No Brasil, porém, ela não chegou a desfrutar da mesma popularidade e reconhecimento, mas durante a preparação dos Jogos Olímpicos do Rio de Janeiro, Maria Esther foi lembrada com as honras que sempre mereceu. Emprestou seu nome para batizar a quadra central do Centro Olímpico de Tênis, carregou a tocha olímpica na Avenida Paulista e conduziu a bandeira brasileira para o hasteamento na cerimônia de encerramento do jogos. Ali então, a tenista era agraciada com aquilo que dizia ter faltado em sua carreira: a participação numa edição olímpica.
Certa vez a encontrei orientando o treino de um jovem e conversamos sobre o treino em si e outras tantas coisas que cercam a preparação de alguém que deseja deixar sua marca para a posteridade. Consciente da própria trajetória, falou sobre como foi ser mulher, brasileira e tenista em um país dominado pelo machismo, pela falta de incentivo ao esporte e pelo esquecimento daqueles que deveriam ser lembrados por serem excepcionais. Dito isso lhe apresentei a pesquisa Memórias Olímpicas e o desejo de poder escrever sobre sua vida, mas ela refutou o convite por nunca ter participado de Jogos Olímpicos, muito embora tivesse medalhas em Jogos Pan-Americanos. Finalizou a conversa dizendo que sua biografia estava sendo escrita por um jornalista inglês que a acompanhou por longos anos.

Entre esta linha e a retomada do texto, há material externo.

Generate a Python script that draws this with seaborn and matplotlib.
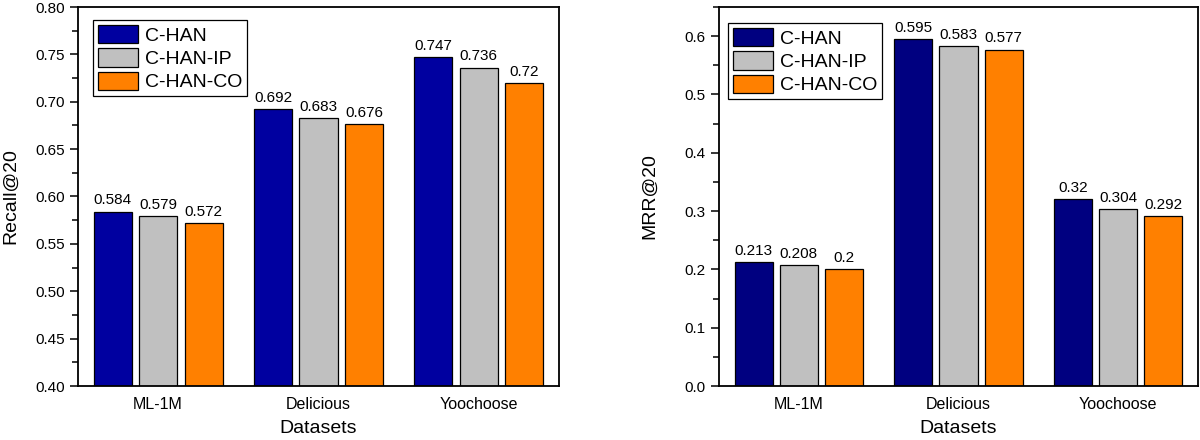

Nesse momento em que se consuma sua passagem lembro de todas essas cenas, a conversa na beira da quadra, a estátua na frente da porta dos fundos do clube em que jogou durante anos, de Paul Ricœur e os conceitos de arquivo, documento e vestígio, na obra Tempo e Narrativa. A tenista brasileira de maior prestígio da história teve seus feitos arquivados e documentados nos lugares onde ela construiu sua história e desfrutou do prestígio e do reconhecimento. Em seu próprio país, restaram vestígios de sua carreira, que sua morte faz emergir dos arquivos daqueles que durante as últimas décadas acompanharam o tênis. E então, não apenas a estátua da Praça Califórnia cumpre sua função, mas, lembrando Le Goff, esses documentos agora também são monumentos.